Many majors at SRU require that students complete an internship before they can graduate. Education majors are no different, but instead of interning with a company, they have to experience student teaching, where they go into the classroom and become a teacher for a semester.
“While other internships end at the end of the work day, student teachers must make lesson plans, grade, make tests, and do all the other responsibilities as other teachers, such as parent-teacher conferences, outside of normal work hours,” Joey Streiff, 22, a senior secondary education English major, explained.
Streiff is a student teacher this semester at Union School District teaching his main subject of English. He further explained that student teaching is more like a full time job requiring a lot of extra work in and outside the classroom.
While many student teachers around campus like the experience that they gain from working in the classroom, it becomes a balancing act between being a teacher and being a student themselves.
Streiff along with teaching has to work his Desk Attendant job hours around his new schedule and had to basically drop all clubs and on campus government organizations.
“I have had to drop my ties with any club and student government due to the busy lifestyle,” Streiff said. “However, I do try and get involved with the theatre as often as I can.”
Another student who has fully immersed herself into the classroom during her student teaching experience is senior Colleen Lugar, 21, a health and physical education major.
“I am doing two work samples, one for middle school health that lasts eight weeks and the other for high school physical education for another eight weeks,” Lugar explained. “A work sample is creating a pre unit test to find out where the students are, six lesson plans, and then a post test.”
Lugar is teaching in the Hermitage school district, more specifically at Delahunty Middle School and Hickory High School.
While Lugar is another student who feels that student teaching is a rewarding experience and can grow from it, she also expressed that it is a challenge.
“For almost 12 hours I am in teacher mode,” Lugar expressed when explaining her in-depth daily schedule.

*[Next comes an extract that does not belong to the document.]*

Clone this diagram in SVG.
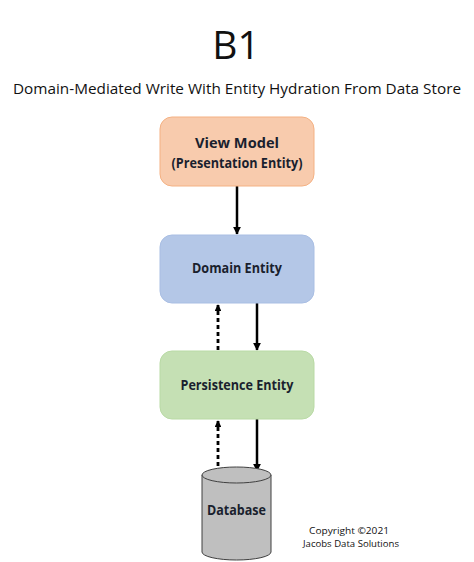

She wakes up around five in the morning and has to be out of the house by six to travel 45 minutes to be at the school by 7 a.m. She teaches all day and does not get back on campus until 4 p.m. According to Lugar, she also makes a priority in working out and making sure she can still work some of her student jobs.
“It is not healthy to not have me time,” Lugar explained, “and my me time is working out.”
Along with teaching during the week, Lugar tries to earn some money by still working as much as she can at her on campus jobs during the weekend. She works at the ARC as a lifeguard and still tries to do whatever she can as a HOPE Peer Educator.
Not only does Lugar have to teach during school hours, but has to also participate in a service learning project during her student teaching.
“I have to coach the middle school track and field team for at least three hours a week for at least six weeks,” Lugar stated. “The project has to show that I’m being involved with something with my district.”
Before student teaching, students also have to participate in field training, which also involves classroom work, but is less of a full teaching experience.
Both fieldwork and student teaching are two experiences that are mostly done in the final years at Slippery Rock, but some wish they could get hands on experience earlier in their college career.
“I would like to add that I wish the Education Department would get Secondary Education students into schools earlier than our senior year,” Streiff explained. “One of my friends told me she does not like teaching and wishes she could have been placed into school in freshman year like Elementary Education students get to do.”
After all the experience that students get training and preparing to be in the classroom by the time student teaching came, Lugar explained that she was ready to have her own class and be creative.
“I’m tired of being watched with a magnifying glass and I’m ready and prepared to be creative and have my own class and teach,” Lugar stated.
Student teaching is another way that education majors get a feel for their job, and all that is required in the field, but their learning experiences and work is different from any other major internship.
“It is a rewarding experience and I can see myself growing from it,” Lugar said about her student teaching.
Student teaching is also the closest that these students are going to get before thy have to teach no longer as a student, giving them a glimpse at their future careers.
“While it is certainly hectic and fast-paced at times, I will say student teaching offers an amazing opportunity to really see what it is like to be an “adult” with an “adult” job,” Streiff explained while showing his passion. “It really shows what life will be like after we graduate.”